[Set task]:
Take each line containing the word "script" and copy it.

[Input for this task]:
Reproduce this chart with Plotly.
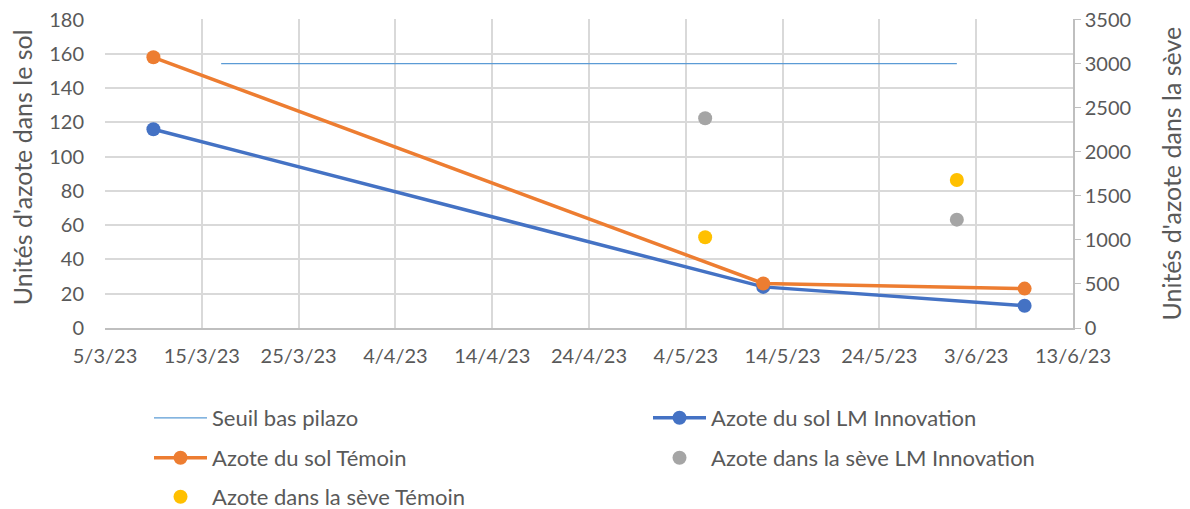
import plotly.graph_objects as go

# dates of the soil samples and sap samples
soil_dates = ["2023-03-10", "2023-05-12", "2023-06-08"]
soil_lm = [116, 24, 13]
soil_temoin = [158, 26, 23]

sap_dates = ["2023-05-06", "2023-06-01"]
sap_lm = [2380, 1230]
sap_temoin = [1030, 1680]

seuil_dates = ["2023-03-17", "2023-06-01"]
seuil_vals = [3000, 3000]

BLUE = "#4472C4"
ORANGE = "#ED7D31"
GREY = "#A5A5A5"
YELLOW = "#FFC000"
TXT = "#595959"
GRID = "#D9D9D9"

W, H = 1190, 509
OFF = 8  # page body margin
PAD = 1.002  # tiny headroom so the top gridline / labels are drawn

fig = go.Figure()
fig.add_trace(go.Scatter(x=seuil_dates, y=seuil_vals, name="Seuil bas pilazo", mode="lines",
                         line=dict(color="#5B9BD5", width=1.2), yaxis="y2", legend="legend"))
fig.add_trace(go.Scatter(x=soil_dates, y=soil_lm, name="Azote du sol LM Innovation", mode="lines+markers",
                         line=dict(color=BLUE, width=3.5), marker=dict(size=14, color=BLUE), legend="legend2"))
fig.add_trace(go.Scatter(x=soil_dates, y=soil_temoin, name="Azote du sol Témoin", mode="lines+markers",
                         line=dict(color=ORANGE, width=3.5), marker=dict(size=14, color=ORANGE), legend="legend3"))
fig.add_trace(go.Scatter(x=sap_dates, y=sap_lm, name="Azote dans la sève LM Innovation", mode="markers",
                         marker=dict(size=14, color=GREY), yaxis="y2", legend="legend4"))
fig.add_trace(go.Scatter(x=sap_dates, y=sap_temoin, name="Azote dans la sève Témoin", mode="markers",
                         marker=dict(size=14, color=YELLOW), yaxis="y2", legend="legend5"))

# one legend box per entry so the two-column grid matches the reference
leg = dict(orientation="v", xanchor="left", yanchor="middle", xref="container", yref="container",
           itemwidth=53, font=dict(size=22, color=TXT), bgcolor="rgba(0,0,0,0)")
col1, col2 = 141 / W, 640 / W
row1, row2, row3 = [(H - (r - OFF)) / H for r in (418, 458, 497)]

fig.update_layout(
    width=W, height=H,
    template="plotly_white",
    showlegend=True,
    font=dict(family="Lato, Open Sans, sans-serif", size=20, color=TXT),
    margin=dict(l=105 - OFF, r=117 + OFF, t=19 - OFF, b=181 + OFF, autoexpand=False),
    plot_bgcolor="white", paper_bgcolor="white",
    xaxis=dict(type="date", range=["2023-03-05", "2023-06-13"], tick0="2023-03-05", dtick=10 * 86400000,
               tickformat="%-d/%-m/%y", showgrid=True, gridcolor=GRID, gridwidth=1.5, automargin=False,
               showline=True, linecolor="#BFBFBF", linewidth=1.5, ticks="outside", ticklen=9,
               tickcolor="rgba(0,0,0,0)", zeroline=False, tickfont=dict(size=20, color=TXT),
               ticklabeloverflow="allow"),
    yaxis=dict(range=[0, 180 * PAD], dtick=20, showgrid=True, gridcolor=GRID, gridwidth=1.5, zeroline=False,
               showline=False, automargin=False, ticks="outside", ticklen=16, tickcolor="rgba(0,0,0,0)",
               tickfont=dict(size=20, color=TXT), ticklabeloverflow="allow"),
    yaxis2=dict(range=[0, 3500 * PAD], dtick=500, overlaying="y", side="right", showgrid=False, zeroline=False,
                showline=True, linecolor="#BFBFBF", linewidth=1.5, ticks="outside", ticklen=6, tickcolor="#BFBFBF",
                automargin=False, tickfont=dict(size=20, color=TXT), ticklabeloverflow="allow"),
    legend=dict(leg, x=col1, y=row1),
    legend2=dict(leg, x=col2, y=row1),
    legend3=dict(leg, x=col1, y=row2),
    legend4=dict(leg, x=col2, y=row2),
    legend5=dict(leg, x=col1, y=row3),
)

# axis titles
plot_w = W - (105 - OFF) - (117 + OFF)
fig.add_annotation(text="Unités d'azote dans le sol", textangle=-90, showarrow=False,
                   xref="paper", yref="paper", x=(22 - 105) / plot_w, y=0.52,
                   xanchor="center", yanchor="middle", font=dict(size=25, color=TXT))
fig.add_annotation(text="Unités d'azote dans la sève", textangle=-90, showarrow=False,
                   xref="paper", yref="paper", x=(1170 - 105) / plot_w, y=0.5,
                   xanchor="center", yanchor="middle", font=dict(size=25, color=TXT))

fig.write_html("out.html")
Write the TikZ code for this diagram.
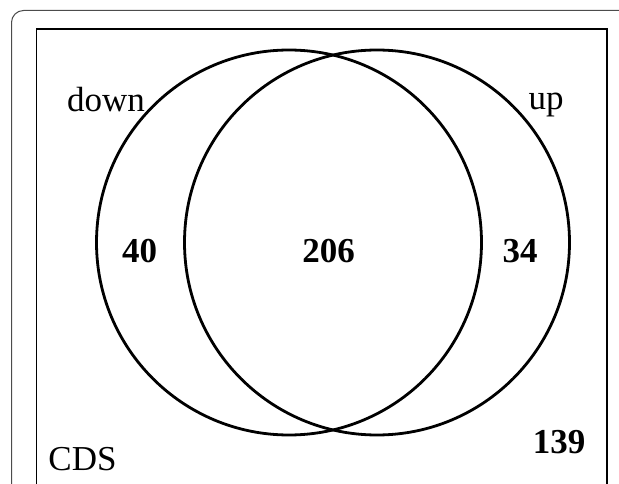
\documentclass[tikz,border=0pt]{standalone}
\usepackage{fontspec}
\setmainfont{Liberation Serif}
\begin{document}
\begin{tikzpicture}[x=1pt,y=-1pt,
  setcircle/.style={draw=black,line width=2.8pt},
  lbl/.style={inner sep=0pt,anchor=base,font=\fontsize{35}{40}\selectfont},
  num/.style={lbl,font=\fontsize{35}{40}\selectfont\bfseries}]
  \useasboundingbox (0,0) rectangle (619,484);
  \clip (0,0) rectangle (619,484);
  % outer frame and universe box
  \draw[draw=black!70,line width=1pt,rounded corners=12pt] (11.5,10.5) rectangle (660,540);
  \draw[line width=1.6pt] (36.5,29) rectangle (607,520);
  % the two sets
  \draw[setcircle] (289,242.5) circle[radius=192.5pt];
  \draw[setcircle] (377,242.5) circle[radius=192.5pt];
  % labels and counts
  \node[lbl] (down) at (106,112) {down};
  \node[lbl] (up) at (546,110) {up};
  \node[lbl] (cds) at (82.5,470) {CDS};
  \node[num] (onlydown) at (139.5,262) {40};
  \node[num] (both) at (328.5,262) {206};
  \node[num] (onlyup) at (520,262) {34};
  \node[num] (neither) at (559,453) {139};
\end{tikzpicture}
\end{document}
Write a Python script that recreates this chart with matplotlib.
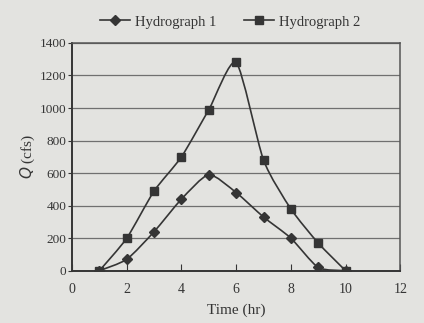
import matplotlib
matplotlib.use("Agg")
import matplotlib.pyplot as plt
import numpy as np
from matplotlib.path import Path
from matplotlib.patches import PathPatch
from matplotlib.lines import Line2D

# hydrograph ordinates (cfs) by hour
time_hr = [1, 2, 3, 4, 5, 6, 7, 8, 9, 10]
hydro1 = [0, 70, 240, 440, 590, 480, 330, 200, 20, 0]
hydro2 = [0, 200, 490, 700, 990, 1280, 680, 380, 170, 0]

x_ticks = [0, 2, 4, 6, 8, 10, 12]
y_ticks = [0, 200, 400, 600, 800, 1000, 1200, 1400]

PAPER = "#e3e3e0"
INK = "#353535"

plt.rcParams["font.family"] = ["Liberation Serif", "DejaVu Serif"]


def smooth_path(xs, ys, k=1 / 9.0):
    """Cubic Bezier through the points, mild Catmull-Rom style smoothing."""
    pts = np.column_stack([xs, ys]).astype(float)
    verts = [pts[0]]
    codes = [Path.MOVETO]
    n = len(pts)
    for i in range(n - 1):
        p0 = pts[i - 1] if i > 0 else pts[i]
        p1 = pts[i]
        p2 = pts[i + 1]
        p3 = pts[i + 2] if i + 2 < n else pts[i + 1]
        c1 = p1 + (p2 - p0) * k
        c2 = p2 - (p3 - p1) * k
        verts += [c1, c2, p2]
        codes += [Path.CURVE4] * 3
    return Path(verts, codes)


fig = plt.figure(figsize=(4.24, 3.23), dpi=100, facecolor=PAPER)
ax = fig.add_axes([0.170, 0.162, 0.774, 0.705], facecolor=PAPER)

for ys, marker, ms in [(hydro1, "D", 5.0), (hydro2, "s", 5.5)]:
    ax.add_patch(PathPatch(smooth_path(time_hr, ys), facecolor="none",
                           edgecolor=INK, lw=1.2, zorder=3))
    ax.plot(time_hr, ys, ls="none", marker=marker, ms=ms, color=INK, zorder=4)

ax.set_xlim(0, 12)
ax.set_ylim(0, 1400)
ax.set_xticks(x_ticks)
ax.set_yticks(y_ticks)
ax.yaxis.grid(True, color="#707070", lw=0.9)
ax.set_axisbelow(True)

ax.tick_params(axis="x", direction="in", length=5, color=INK, labelsize=10,
               labelcolor=INK, pad=9)
ax.tick_params(axis="y", direction="out", length=3, color=INK, labelsize=9.5,
               labelcolor=INK, pad=1)

for side in ["left", "bottom"]:
    ax.spines[side].set_color(INK)
    ax.spines[side].set_linewidth(1.4)
for side in ["top", "right"]:
    ax.spines[side].set_color("#555555")
    ax.spines[side].set_linewidth(1.1)

ax.set_xlabel("Time (hr)", fontsize=11, color=INK, labelpad=5)
ax.set_ylabel("$\\mathit{Q}$ (cfs)", fontsize=11, color=INK, labelpad=2)

handles = [
    Line2D([], [], color=INK, lw=1.2, marker="D", ms=5.0),
    Line2D([], [], color=INK, lw=1.2, marker="s", ms=5.5),
]
fig.legend(handles, ["Hydrograph 1", "Hydrograph 2"], loc="center",
           bbox_to_anchor=(0.543, 0.932), ncol=2, frameon=False, fontsize=10.5,
           labelcolor=INK, handlelength=2.05, handletextpad=0.35,
           columnspacing=1.9)

fig.savefig("out.png", dpi=100, facecolor=PAPER)
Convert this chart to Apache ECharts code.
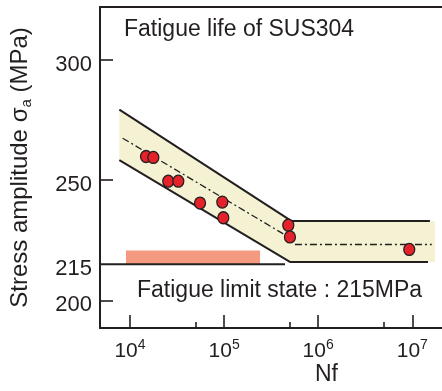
<!DOCTYPE html>
<html><head><meta charset="utf-8">
<script src="https://cdn.jsdelivr.net/npm/echarts@6/dist/echarts.min.js"></script>
<style>html,body{margin:0;padding:0;background:#fff}#c{width:442px;height:391px}</style>
</head><body><div id="c"></div>
<script>
// ---- axis ranges / ticks ----
const xMin = 4797, xMax = 20700000;
const yMin = 188.5, yMax = 322.1;
const xMajorTicks = [1e4, 1e5, 1e6, 1e7];
const xMinorTicks = [5e4, 5e5, 5e6];
const yTickMarks = [200, 250, 300];
const yTickLabels = [200, 215, 250, 300];

// ---- measured fatigue data ----
const pointNf = [14800, 17700, 25500, 32600, 55500, 95700, 98100, 481000, 501000, 9290000];
const pointStress = [259.9, 259.5, 249.6, 249.6, 240.5, 240.9, 234.4, 231.3, 226.4, 221.2];

// ---- scatter band boundaries ----
const upperNf = [7700, 522000, 15400000];
const upperStress = [279.4, 233.0, 233.0];
const lowerNf = [7700, 501000, 14700000];
const lowerStress = [258.4, 216.0, 216.0];
const fillUpperNf = [7700, 522000, 17400000];
const fillLowerNf = [7700, 501000, 17400000];

// ---- mean (dash-dot) line ----
const meanSlopeNf = [8360, 522000];
const meanSlopeStress = [267.5, 225.6];
const meanFlatNf = [566000, 16100000];
const meanFlatStress = [223.3, 223.3];

// ---- fatigue limit ----
const limitLineNf = [xMin, 444000];
const limitStress = 215;
const limitBarNf = [9060, 241000];
const limitBarStress = [215, 220.8];

const zip = (a, b) => a.map((v, i) => [v, b[i]]);
const ink = '#231f20';
const FONT = '"Liberation Sans", Arial, sans-serif';

const bandPoly = zip(fillUpperNf, upperStress).concat(zip(fillLowerNf, lowerStress).reverse());

const chart = echarts.init(document.getElementById('c'), null, {renderer: 'canvas'});
chart.setOption({
  animation: false,
  backgroundColor: '#fff',
  textStyle: {fontFamily: FONT, color: ink},
  grid: {left: 100, right: 0, top: 7, bottom: 63},
  xAxis: [
    {
      type: 'log', min: xMin, max: xMax, position: 'bottom',
      axisLine: {onZero: false, lineStyle: {color: ink, width: 2}},
      axisTick: {inside: true, length: 13, customValues: xMajorTicks, lineStyle: {color: ink, width: 1.6}},
      minorTick: {show: false},
      splitLine: {show: false},
      axisLabel: {
        customValues: xMajorTicks, margin: 10, color: ink,
        formatter: v => '{b|10}{s|' + Math.round(Math.log10(v)) + '}',
        rich: {
          b: {fontSize: 21, fontFamily: FONT, color: ink, lineHeight: 24, verticalAlign: 'bottom'},
          s: {fontSize: 14, fontFamily: FONT, color: ink, lineHeight: 24, verticalAlign: 'top'}
        }
      }
    },
    {
      type: 'log', min: xMin, max: xMax, position: 'bottom',
      axisLine: {show: false},
      axisTick: {inside: true, length: 6, customValues: xMinorTicks, lineStyle: {color: ink, width: 1.6}},
      axisLabel: {show: false},
      splitLine: {show: false}
    },
    {
      type: 'log', min: xMin, max: xMax, position: 'top',
      axisLine: {show: true, lineStyle: {color: ink, width: 2}},
      axisTick: {show: false}, axisLabel: {show: false}, splitLine: {show: false}
    }
  ],
  yAxis: [{
    type: 'value', min: yMin, max: yMax,
    axisLine: {show: true, onZero: false, lineStyle: {color: ink, width: 2}},
    axisTick: {show: true, inside: true, length: 13, customValues: yTickMarks, lineStyle: {color: ink, width: 1.6}},
    splitLine: {show: false},
    axisLabel: {
      customValues: yTickLabels, margin: 8,
      formatter: v => '{v|' + v + '}',
      rich: {v: {fontSize: 22, fontFamily: FONT, color: ink, padding: [10, 0, 0, 0]}}
    },
    name: '{n|Stress amplitude σ}{sub|a}{n| (MPa)}',
    nameLocation: 'middle', nameRotate: 90, nameGap: 66,
    nameTextStyle: {
      rich: {
        n: {fontSize: 24, fontFamily: FONT, color: ink, lineHeight: 28},
        sub: {fontSize: 15, fontFamily: FONT, color: ink, lineHeight: 28, verticalAlign: 'bottom'}
      }
    }
  }],
  graphic: [
    {type: 'text', left: 124, top: 18, style: {text: 'Fatigue life of SUS304', font: '23px ' + FONT, fill: ink}},
    {type: 'text', left: 137, top: 279, style: {text: 'Fatigue limit state : 215MPa', font: '23px ' + FONT, fill: ink}},
    {type: 'text', left: 315, top: 363, style: {text: 'Nf', font: '23px ' + FONT, fill: ink}}
  ],
  series: [
    {
      type: 'custom', silent: true, z: 1,
      data: [bandPoly[0]],
      renderItem: (params, api) => ({
        type: 'polygon',
        shape: {points: bandPoly.map(p => api.coord(p))},
        style: {fill: '#f4f2d3'}
      })
    },
    {type: 'line', data: zip(upperNf, upperStress), symbol: 'none', z: 3, silent: true,
     lineStyle: {color: ink, width: 2}},
    {type: 'line', data: zip(lowerNf, lowerStress), symbol: 'none', z: 3, silent: true,
     lineStyle: {color: ink, width: 2}},
    {type: 'line', data: zip(meanSlopeNf, meanSlopeStress), symbol: 'none', z: 3, silent: true,
     lineStyle: {color: ink, width: 1.3, type: [7, 3, 2, 3]}},
    {type: 'line', data: zip(meanFlatNf, meanFlatStress), symbol: 'none', z: 3, silent: true,
     lineStyle: {color: ink, width: 1.5, type: [7, 3, 2, 3]}},
    {type: 'line', data: limitLineNf.map(n => [n, limitStress]), symbol: 'none', z: 3, silent: true,
     lineStyle: {color: ink, width: 2},
     markArea: {silent: true, itemStyle: {color: '#f49a80', opacity: 1},
       data: [[{coord: [limitBarNf[0], limitBarStress[1]]}, {coord: [limitBarNf[1], limitBarStress[0]]}]]}},
    {type: 'scatter', data: zip(pointNf, pointStress), symbol: 'circle', symbolSize: [11, 12], z: 5,
     itemStyle: {color: '#e5222a', borderColor: ink, borderWidth: 1.3, opacity: 1}}
  ]
});
</script></body></html>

[The answer]:
Write a Python script that recreates this chart with matplotlib.
<script src="https://cdn.jsdelivr.net/npm/echarts@6/dist/echarts.min.js"></script>
<script>
</script></body></html>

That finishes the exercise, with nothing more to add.